Friday, July 20, 2007

My Work: 100 Years of Herefords - Part 2

Just like Chester, we wanted Herefords for their gentleness and ability to thrive on poor to medium pastures, so I looked up the membership list of the Canadian Hereford Association and called everyone in our area. Finally I found Joseph Cutler, who had a bred cow and a six month-old female calf to sell. I did some research on what to look for in a good beef cow and Susan and I went to Joseph’s place to look at them. I was immediately impressed by his manner and character. He seemed honest and straightforward.

I was impressed with the cow, too. I asked him how much and my face fell when he named his price. Joseph might have noticed because he said, “That’s for both. And remember, the cow will have a calf this fall.”

“Well then,” said Susan, “I guess we should take both.”

We named the cow Alice and her calf Betsy. We were going to butcher Betsy but some friends who judge and show cattle suggested we keep her.

“It would be a shame to ship that heifer,” they said, “We’ve seen cows that don’t stack up to her in the show ring. She’s long and straight. You should think about keeping her.”

I was already thinking about it. And Susan agreed. So we went back to Joseph and bought T-Bone, a young cow that had never calved, for our fall beef. In the fall, just like Joseph said, Alice delivered Arthur, a Hereford-Blond Aquitane cross.
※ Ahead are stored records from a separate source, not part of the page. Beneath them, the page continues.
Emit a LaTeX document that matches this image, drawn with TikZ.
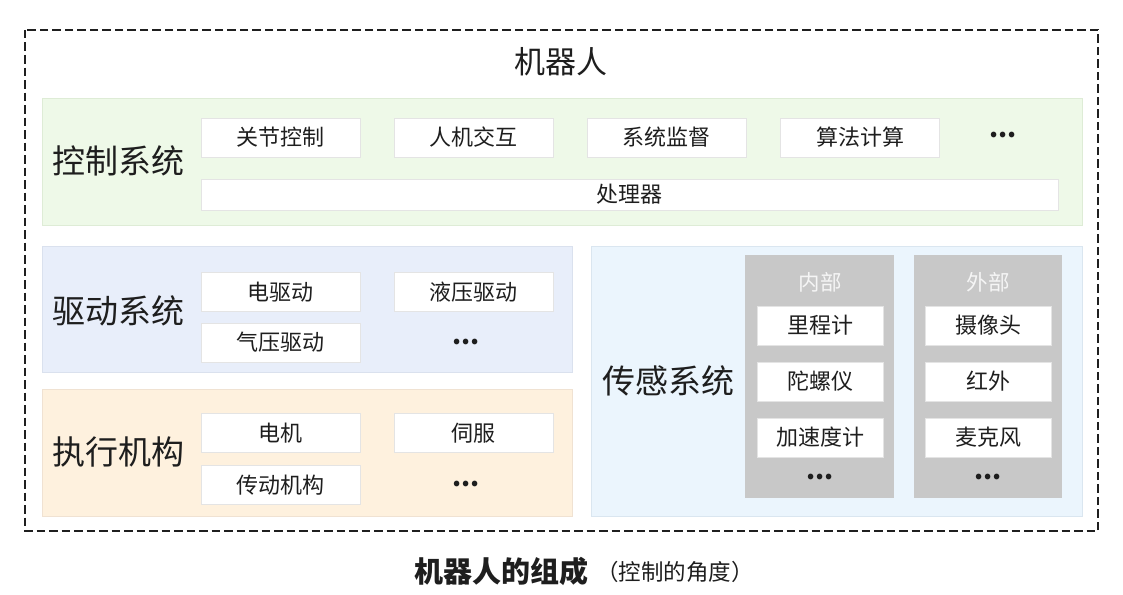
\documentclass[tikz,border=0pt]{standalone}
\usepackage{fontspec}
\setmainfont{Noto Sans CJK SC}
\definecolor{txt}{RGB}{30,30,30}
\definecolor{ctrlfill}{RGB}{238,249,232}
\definecolor{ctrldraw}{RGB}{222,236,214}
\definecolor{drvfill}{RGB}{232,238,250}
\definecolor{drvdraw}{RGB}{218,225,238}
\definecolor{actfill}{RGB}{254,241,222}
\definecolor{actdraw}{RGB}{240,226,210}
\definecolor{senfill}{RGB}{235,245,253}
\definecolor{sendraw}{RGB}{218,230,240}
\definecolor{colfill}{RGB}{200,200,200}
\definecolor{itemdraw}{RGB}{228,228,228}
\begin{document}
\begin{tikzpicture}[x=1pt,y=-1pt,
  panel/.style={line width=0.8pt},
  item/.style={draw=itemdraw, line width=0.8pt, fill=white, inner sep=0pt,
    minimum width=159pt, minimum height=39pt, text=txt,
    font=\fontsize{22}{26}\selectfont},
  sitem/.style={item, minimum width=126pt},
  seclabel/.style={text=txt, inner sep=0pt, font=\fontsize{33}{37}\selectfont},
  dots/.style={text=txt, inner sep=0pt, font=\fontsize{26}{30}\selectfont\bfseries},
  colhead/.style={text=white!96!black, inner sep=0pt, font=\fontsize{21.5}{25}\selectfont}
]
\useasboundingbox (0,0) rectangle (1123,594);
\fill[white] (0,0) rectangle (1123,594);

% outer frame
\draw[black!88, line width=1.8pt, dash pattern=on 8.5pt off 4pt] (25,30) rectangle (1098,531);
\node[text=txt, inner sep=0pt, font=\fontsize{31}{35}\selectfont] (title) at (561,62) {机器人};

% control system
\draw[panel, draw=ctrldraw, fill=ctrlfill] (42,98) rectangle (1082,225);
\node[seclabel] (ctrl) at (118,161) {控制系统};
\node[item] (c1) at (280.5,137.5) {关节控制};
\node[item] (c2) at (473.5,137.5) {人机交互};
\node[item] (c3) at (666.5,137.5) {系统监督};
\node[item] (c4) at (860,137.5) {算法计算};
\node[dots] (c5) at (1003,135) {...};
\node[item, minimum width=857pt, minimum height=31pt] (cpu) at (629.5,194.5) {处理器};

% drive system
\draw[panel, draw=drvdraw, fill=drvfill] (42,246) rectangle (572,372);
\node[seclabel] (drv) at (118,311) {驱动系统};
\node[item] (d1) at (280.5,292) {电驱动};
\node[item] (d2) at (473.5,292) {液压驱动};
\node[item] (d3) at (280.5,342.5) {气压驱动};
\node[dots] (d4) at (466,342) {...};

% actuators
\draw[panel, draw=actdraw, fill=actfill] (42,389) rectangle (572,516);
\node[seclabel] (act) at (118,452) {执行机构};
\node[item] (a1) at (280.5,433) {电机};
\node[item] (a2) at (473.5,433) {伺服};
\node[item] (a3) at (280.5,485) {传动机构};
\node[dots] (a4) at (466,484) {...};

% sensing system
\draw[panel, draw=sendraw, fill=senfill] (591,246) rectangle (1082,516);
\node[seclabel] (sen) at (668,381) {传感系统};
\fill[colfill] (745,255) rectangle (894,498);
\fill[colfill] (914,255) rectangle (1062,498);
\node[colhead] (inh) at (820,282) {内部};
\node[colhead] (exh) at (988,282) {外部};
\node[sitem] (i1) at (820,325.5) {里程计};
\node[sitem] (i2) at (820,381.5) {陀螺仪};
\node[sitem] (i3) at (820,437.5) {加速度计};
\node[dots] (i4) at (820,477) {...};
\node[sitem] (e1) at (988,325.5) {摄像头};
\node[sitem] (e2) at (988,381.5) {红外};
\node[sitem] (e3) at (988,437.5) {麦克风};
\node[dots] (e4) at (988,477) {...};

% caption
\node[anchor=west, text=txt, inner sep=0pt, font=\fontsize{29}{33}\selectfont\bfseries] (cap) at (414,571) {机器人的组成};
\node[anchor=west, text=txt, inner sep=0pt, font=\fontsize{22.5}{27}\selectfont] (capsub) at (596,572) {（控制的角度）};
\end{tikzpicture}
\end{document}
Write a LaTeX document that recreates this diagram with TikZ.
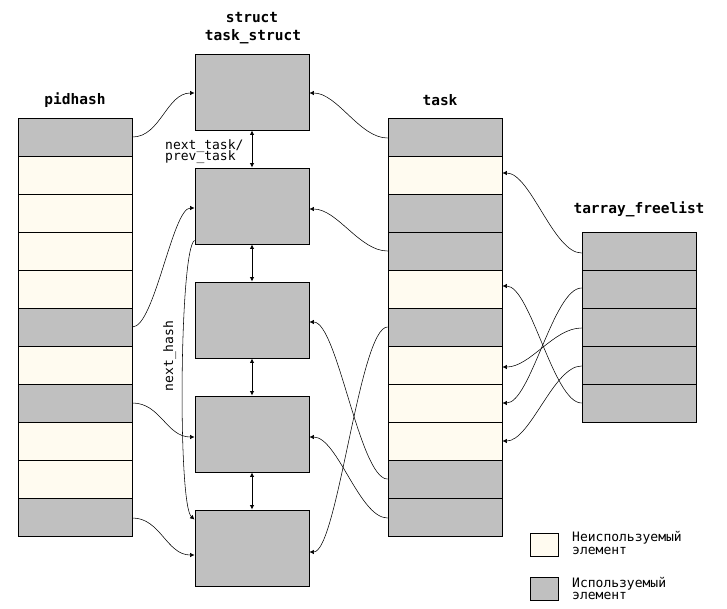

That winter we borrowed a bull from Joseph and bred both Alice and Betsy.

The following fall, Betsy delivered a nice heifer calf with a patch on one eye and Alice gave us a bull calf in the middle of the year’s worst thunderstorm. Of course, he’s called Stormy.

With Alice and Betsy giving us calves for a few more years from bulls borrowed from Joseph, we are now self-sufficient. This is the first year we won’t have to buy cattle. With calves from Betsy and Alice every fall, we now have two grass-fed steers or heifers for ourselves and our beef customers every year. No hormones, no antibiotics, no pesticides. Just in time, too, with all the concern about bringing in BSE with new beef stock.

Most of the credit goes to Joseph who gave a green couple new to cattle a very good price on outstanding breeding stock to get them started.

We’re up to nine paddocks now and, as I dig more gatepost holes, I think of Chester McKeen. Everyone says he used to have the best Herefords in the county on this farm. I’d like to have him here to see our cattle grazing his pastures again, and maybe use some of his toughness to dig a few postholes past the Pre-Cambrian rocks that lurk everywhere in our ground.